> [REQUIREMENTS] Copy all of the material exactly. Pictures are not to appear in the copy.

> [MATERIAL PROVIDED]
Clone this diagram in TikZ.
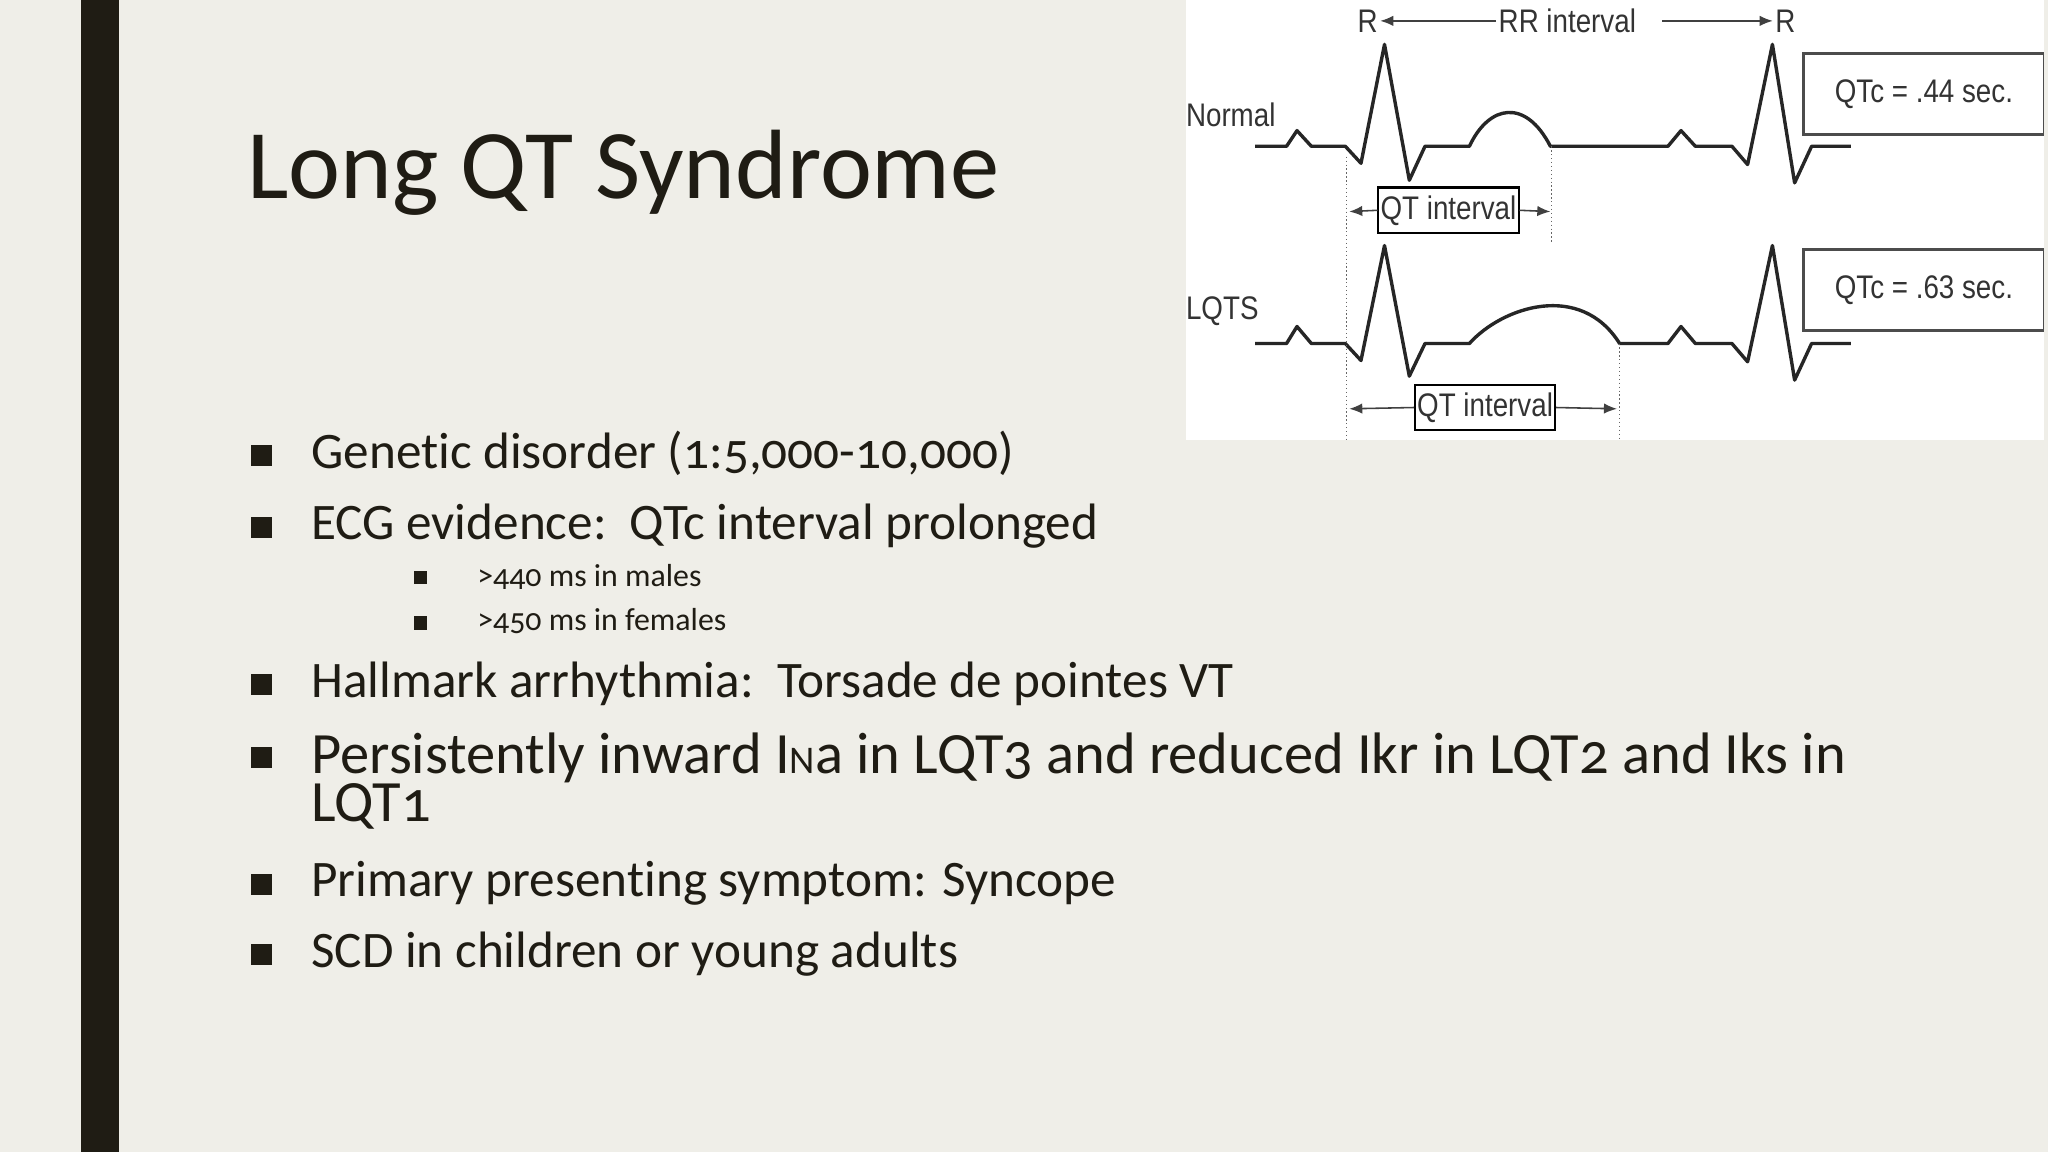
\documentclass[tikz,border=0pt]{standalone}
\usepackage{fontspec}
\setmainfont{Carlito}[Numbers=OldStyle,Ligatures=NoCommon]
\newfontfamily\ecgfont{Liberation Sans}
\usetikzlibrary{arrows.meta}
\definecolor{bg}{HTML}{EFEEE8}
\definecolor{bar}{HTML}{1F1C14}
\definecolor{ink}{HTML}{1F1C14}
\begin{document}
\begin{tikzpicture}[x=0.5pt,y=-0.5pt,
  txt/.style={anchor=base west,inner sep=0,text=ink,font=\fontsize{19.6}{22}\selectfont},
  big/.style={anchor=base west,inner sep=0,text=ink,font=\fontsize{22.4}{24}\selectfont},
  sub/.style={anchor=base west,inner sep=0,text=ink,font=\fontsize{12.2}{14}\selectfont},
  mk/.style={fill=ink,minimum size=8pt,inner sep=0},
  mks/.style={fill=ink,minimum size=5pt,inner sep=0},
  ecg/.style={line width=1.3pt,line join=round,color=black!85},
  el/.style={font=\ecgfont\fontsize{12.5}{13}\selectfont,inner sep=1pt,text=black!80,xscale=0.85},
  dot/.style={densely dotted,line width=0.5pt,black!60},
  arr/.style={-{Latex[length=5pt,width=4pt]},line width=0.6pt,black!75}]
\useasboundingbox (0,0) rectangle (1568,882);
\fill[bg] (0,0) rectangle (1568,882);
\fill[bar] (62,0) rectangle (91,882);
% ECG image
\fill[white] (908,0) rectangle (1568,337);
\node[el,anchor=west] (nl) at (906,88) {Normal};
\node[el,anchor=west] (ll) at (906,238) {LQTS};
\draw[ecg] (961,112)--(985,112)--(993,100)--(1004,112)--(1030,112)--(1042,125)--(1060,34)--(1079,138)--(1091,112)--(1125,112)
  .. controls (1140,80) and (1168,75) .. (1187,112)--(1277,112)--(1287,100)--(1298,112)--(1326,112)--(1338,126)--(1357,34)--(1374,140)--(1387,112)--(1417,112);
\draw[ecg] (961,263)--(985,263)--(993,250)--(1004,263)--(1030,263)--(1042,276)--(1060,188)--(1079,288)--(1091,263)--(1125,263)
  .. controls (1150,235) and (1210,215) .. (1240,263)--(1277,263)--(1287,250)--(1298,263)--(1326,263)--(1338,277)--(1357,188)--(1374,291)--(1387,263)--(1417,263);
\coordinate (d1a) at (1031,120); \coordinate (d1b) at (1031,337);
\coordinate (d2a) at (1188,112); \coordinate (d2b) at (1188,186);
\coordinate (d3a) at (1240,263); \coordinate (d3b) at (1240,337);
\draw[dot] (d1a)--(d1b); \draw[dot] (d2a)--(d2b); \draw[dot] (d3a)--(d3b);
\node[el,draw,line width=0.8pt,inner ysep=3pt] (qt1) at (1109,161) {QT interval};
\node[el,draw,line width=0.8pt,inner ysep=3pt] (qt2) at (1137,312) {QT interval};
\coordinate (q1l) at (1033,162); \coordinate (q1r) at (1187,162);
\coordinate (q2l) at (1033,313); \coordinate (q2r) at (1238,313);
\draw[arr] (qt1.west)--(q1l); \draw[arr] (qt1.east)--(q1r);
\draw[arr] (qt2.west)--(q2l); \draw[arr] (qt2.east)--(q2r);
\node[el] (r1) at (1047,16) {R};
\node[el] (rr) at (1200,16) {RR interval};
\node[el] (r2) at (1367,16) {R};
\draw[arr] (rr.west)--(r1.east);
\draw[arr] (rr.east)++(18,0)--(r2.west);
\node[draw,line width=1pt,black!70,minimum width=92pt,minimum height=31pt,inner sep=0] (b1) at (1473,72) {};
\node[el] at (b1) {QTc = .44 sec.};
\node[draw,line width=1pt,black!70,minimum width=92pt,minimum height=31pt,inner sep=0] (b2) at (1473,222) {};
\node[el] at (b2) {QTc = .63 sec.};
\fill[bg] (1565,0) rectangle (1568,337);
% title
\node[anchor=base west,inner sep=0,text=ink,font=\fontsize{37.7}{40}\selectfont] (title) at (189,152) {Long QT Syndrome};
% bullets
\node[mk] (m1) at (200,349) {}; \node[txt] (t1) at (238,359) {Genetic disorder (1:5,000-10,000)};
\node[mk] (m2) at (200,404) {}; \node[txt] (t2) at (238,413) {ECG evidence:\ \ QTc interval prolonged};
\node[mks] (s1) at (322,442) {}; \node[sub] (u1) at (365,449) {>440 ms in males};
\node[mks] (s2) at (322,477) {}; \node[sub] (u2) at (365,483) {>450 ms in females};
\node[mk] (m3) at (200,524) {}; \node[txt] (t3) at (238,534) {Hallmark arrhythmia:\ \ Torsade de pointes VT};
\node[mk] (m4) at (200,580) {}; \node[big] (t4) at (238,592) {Persistently inward I{\fontsize{15}{15}\selectfont N}a in LQT3 and reduced Ikr in LQT2 and Iks in};
\node[big] (t4b) at (238,629) {LQT1};
\node[mk] (m5) at (200,677) {}; \node[txt] (t5) at (238,686) {Primary presenting symptom: Syncope};
\node[mk] (m6) at (200,731) {}; \node[txt] (t6) at (238,741) {SCD in children or young adults};
\end{tikzpicture}
\end{document}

> [CORRECT RESULT]
Clone this diagram in TikZ.
\documentclass[tikz,border=0pt]{standalone}
\usepackage{fontspec}
\setmainfont{Carlito}[Numbers=OldStyle,Ligatures=NoCommon]
\newfontfamily\ecgfont{Liberation Sans}
\usetikzlibrary{arrows.meta}
\definecolor{bg}{HTML}{EFEEE8}
\definecolor{bar}{HTML}{1F1C14}
\definecolor{ink}{HTML}{1F1C14}
\begin{document}
\begin{tikzpicture}[x=0.5pt,y=-0.5pt,
  txt/.style={anchor=base west,inner sep=0,text=ink,font=\fontsize{19.6}{22}\selectfont},
  big/.style={anchor=base west,inner sep=0,text=ink,font=\fontsize{22.4}{24}\selectfont},
  sub/.style={anchor=base west,inner sep=0,text=ink,font=\fontsize{12.2}{14}\selectfont},
  mk/.style={fill=ink,minimum size=8pt,inner sep=0},
  mks/.style={fill=ink,minimum size=5pt,inner sep=0},
  ecg/.style={line width=1.3pt,line join=round,color=black!85},
  el/.style={font=\ecgfont\fontsize{12.5}{13}\selectfont,inner sep=1pt,text=black!80,xscale=0.85},
  dot/.style={densely dotted,line width=0.5pt,black!60},
  arr/.style={-{Latex[length=5pt,width=4pt]},line width=0.6pt,black!75}]
\useasboundingbox (0,0) rectangle (1568,882);
\fill[bg] (0,0) rectangle (1568,882);
\fill[bar] (62,0) rectangle (91,882);
% ECG image
\fill[white] (908,0) rectangle (1568,337);
\node[el,anchor=west] (nl) at (906,88) {Normal};
\node[el,anchor=west] (ll) at (906,238) {LQTS};
\draw[ecg] (961,112)--(985,112)--(993,100)--(1004,112)--(1030,112)--(1042,125)--(1060,34)--(1079,138)--(1091,112)--(1125,112)
  .. controls (1140,80) and (1168,75) .. (1187,112)--(1277,112)--(1287,100)--(1298,112)--(1326,112)--(1338,126)--(1357,34)--(1374,140)--(1387,112)--(1417,112);
\draw[ecg] (961,263)--(985,263)--(993,250)--(1004,263)--(1030,263)--(1042,276)--(1060,188)--(1079,288)--(1091,263)--(1125,263)
  .. controls (1150,235) and (1210,215) .. (1240,263)--(1277,263)--(1287,250)--(1298,263)--(1326,263)--(1338,277)--(1357,188)--(1374,291)--(1387,263)--(1417,263);
\coordinate (d1a) at (1031,120); \coordinate (d1b) at (1031,337);
\coordinate (d2a) at (1188,112); \coordinate (d2b) at (1188,186);
\coordinate (d3a) at (1240,263); \coordinate (d3b) at (1240,337);
\draw[dot] (d1a)--(d1b); \draw[dot] (d2a)--(d2b); \draw[dot] (d3a)--(d3b);
\node[el,draw,line width=0.8pt,inner ysep=3pt] (qt1) at (1109,161) {QT interval};
\node[el,draw,line width=0.8pt,inner ysep=3pt] (qt2) at (1137,312) {QT interval};
\coordinate (q1l) at (1033,162); \coordinate (q1r) at (1187,162);
\coordinate (q2l) at (1033,313); \coordinate (q2r) at (1238,313);
\draw[arr] (qt1.west)--(q1l); \draw[arr] (qt1.east)--(q1r);
\draw[arr] (qt2.west)--(q2l); \draw[arr] (qt2.east)--(q2r);
\node[el] (r1) at (1047,16) {R};
\node[el] (rr) at (1200,16) {RR interval};
\node[el] (r2) at (1367,16) {R};
\draw[arr] (rr.west)--(r1.east);
\draw[arr] (rr.east)++(18,0)--(r2.west);
\node[draw,line width=1pt,black!70,minimum width=92pt,minimum height=31pt,inner sep=0] (b1) at (1473,72) {};
\node[el] at (b1) {QTc = .44 sec.};
\node[draw,line width=1pt,black!70,minimum width=92pt,minimum height=31pt,inner sep=0] (b2) at (1473,222) {};
\node[el] at (b2) {QTc = .63 sec.};
\fill[bg] (1565,0) rectangle (1568,337);
% title
\node[anchor=base west,inner sep=0,text=ink,font=\fontsize{37.7}{40}\selectfont] (title) at (189,152) {Long QT Syndrome};
% bullets
\node[mk] (m1) at (200,349) {}; \node[txt] (t1) at (238,359) {Genetic disorder (1:5,000-10,000)};
\node[mk] (m2) at (200,404) {}; \node[txt] (t2) at (238,413) {ECG evidence:\ \ QTc interval prolonged};
\node[mks] (s1) at (322,442) {}; \node[sub] (u1) at (365,449) {>440 ms in males};
\node[mks] (s2) at (322,477) {}; \node[sub] (u2) at (365,483) {>450 ms in females};
\node[mk] (m3) at (200,524) {}; \node[txt] (t3) at (238,534) {Hallmark arrhythmia:\ \ Torsade de pointes VT};
\node[mk] (m4) at (200,580) {}; \node[big] (t4) at (238,592) {Persistently inward I{\fontsize{15}{15}\selectfont N}a in LQT3 and reduced Ikr in LQT2 and Iks in};
\node[big] (t4b) at (238,629) {LQT1};
\node[mk] (m5) at (200,677) {}; \node[txt] (t5) at (238,686) {Primary presenting symptom: Syncope};
\node[mk] (m6) at (200,731) {}; \node[txt] (t6) at (238,741) {SCD in children or young adults};
\end{tikzpicture}
\end{document}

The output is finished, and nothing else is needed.